Description of Compensation Arrangements wih Non-Employee Directors

Contract Categories: Human Resources - Compensation Agreements
EX-10.1 2 c04941exv10w1.htm DESCRIPTION OF COMPENSATION ARRANGEMENTS WIH NON-EMPLOYEE DIRECTORS exv10w1
 

EXHIBIT 10.1
Description of Compensation Arrangements with Non-Employee Directors
Directors of the Company who are also Company employees receive no additional or special compensation for serving as directors.
Following is a description of the compensation arrangements for the Company’s non-employee directors and Director Emeritus.
Cash Compensation. Effective as of the beginning of fiscal year 2006, the Company’s directors who are not employees and the Company’s Director Emeritus receive an annual cash fee of $32,000, payable in four equal quarterly installments of $8,000 at the beginning of each fiscal quarter. In addition, effective as of the beginning of fiscal year 2006, each non-employee director who serves as a chair of the committee of the Company’s Board of Directors receives the following annual cash fees, in each case payable in four equal quarterly installments at the beginning of each fiscal quarter:
    chairperson of the Audit Committee – $10,000;
 
    chairperson of the Compensation and Stock Option Committee – $5,000; and
 
    chairperson of the Nominations and Corporate Governance Committee – $3,000.
All non-employee directors and the Director Emeritus also receive reimbursement of out-of-pocket expenses for attendance at each Board or committee meeting.
Equity Compensation. The Company’s non-employee directors, but not its Director Emeritus, also receive equity compensation for serving as directors.
For service during the 2005 fiscal year and in lieu of any other option or other equity grant for service during that fiscal year, each of the Company’s non-employee directors are eligible to receive a one-time grant of:
    467 shares of Class A common stock (which is equal to $32,000 divided by $68.55, the fair market value of the stock on the day of grant); and
 
    a fully vested option to purchase 1,867 shares of the Company’s Class A common stock (which is equal to four times the number of shares granted under first bullet above), with an exercise price of $68.55, which was the fair market value of the stock on the date of grant. The options are exercisable for a period of 6 years, subject to earlier termination following termination of service as a director.

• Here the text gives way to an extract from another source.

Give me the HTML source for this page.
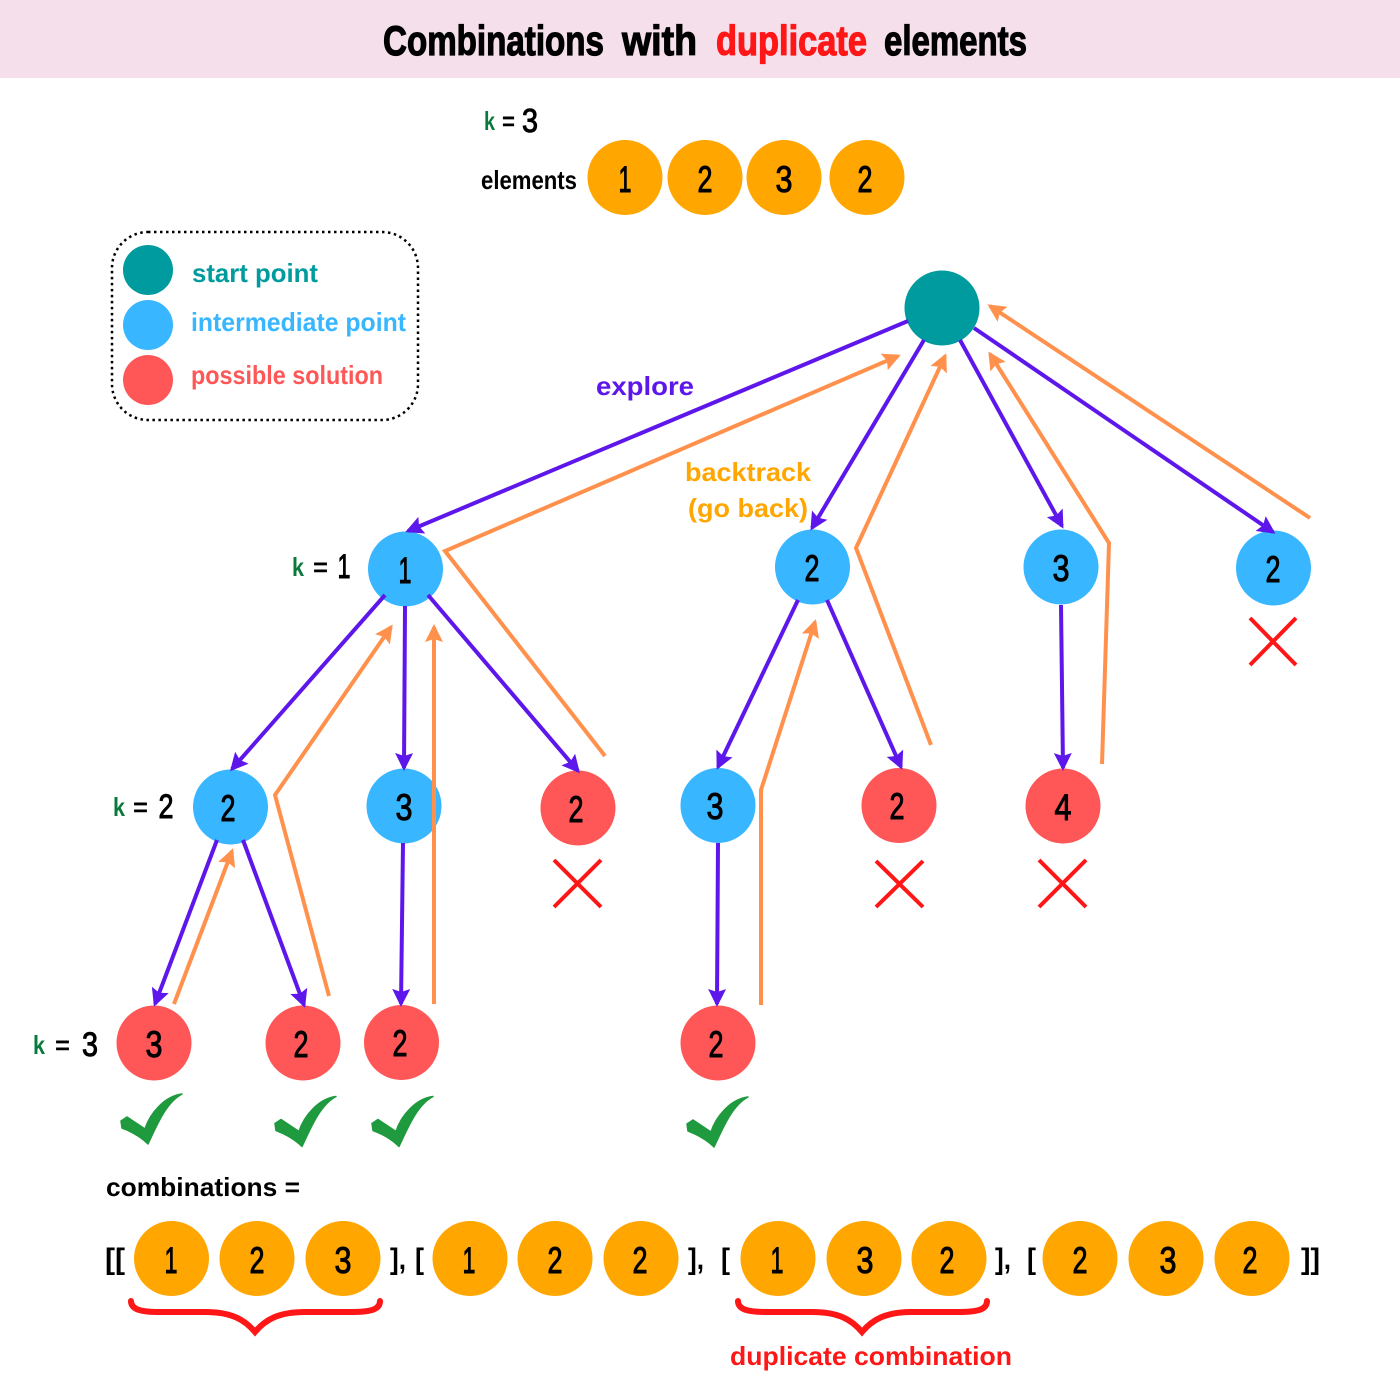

The option grant to non-employee directors described above was made on January 30, 2006. The grant of 467 shares of Class A Common Stock described above has not yet been made and will be made to non-employee directors if and when the Company have a stock incentive plan approved by stockholders that permits it to make the grants to the Company’s non-employee directors; for example, when and if the Company’s stockholders approve the Company’s 2006 Stock Incentive Plan at the Company’s 2006 Annual Meeting of Stockholders. The stock grants could not be made because the Company’s non-employee directors are currently eligible to receive awards only under the Company’s 2001 Employee, Director and Consultant Stock Option Plan (which only allows the Company to grant options) and are not eligible to receive awards under the Company’s 1992 Equity Incentive Plan (which allows the Company to grant options, stock appreciation rights, performance shares and restricted stock awards).
Effective as of the beginning of fiscal year 2006, for service during each fiscal year after 2005, the company’s non-employee directors will receive annual grants, as of the first business day of the fiscal year immediately following such fiscal year, of:
    a number of shares of stock equal to $32,000 divided by the fair market value of our Class A Common Stock on the date of grant; and
 
    a fully vested option to purchase such number of shares of Class A Common Stock as is equal to the number of shares of restricted stock awarded under the previous bullet times the ratio of option shares to restricted stock shares determined for the Company’s long term incentive plan grants for such fiscal year, with an exercise price equal to the fair market value of the Company’s Class A Common Stock on the date of grant. The options will be exercisable for a period of 6 years, subject to earlier termination following termination of service as a director.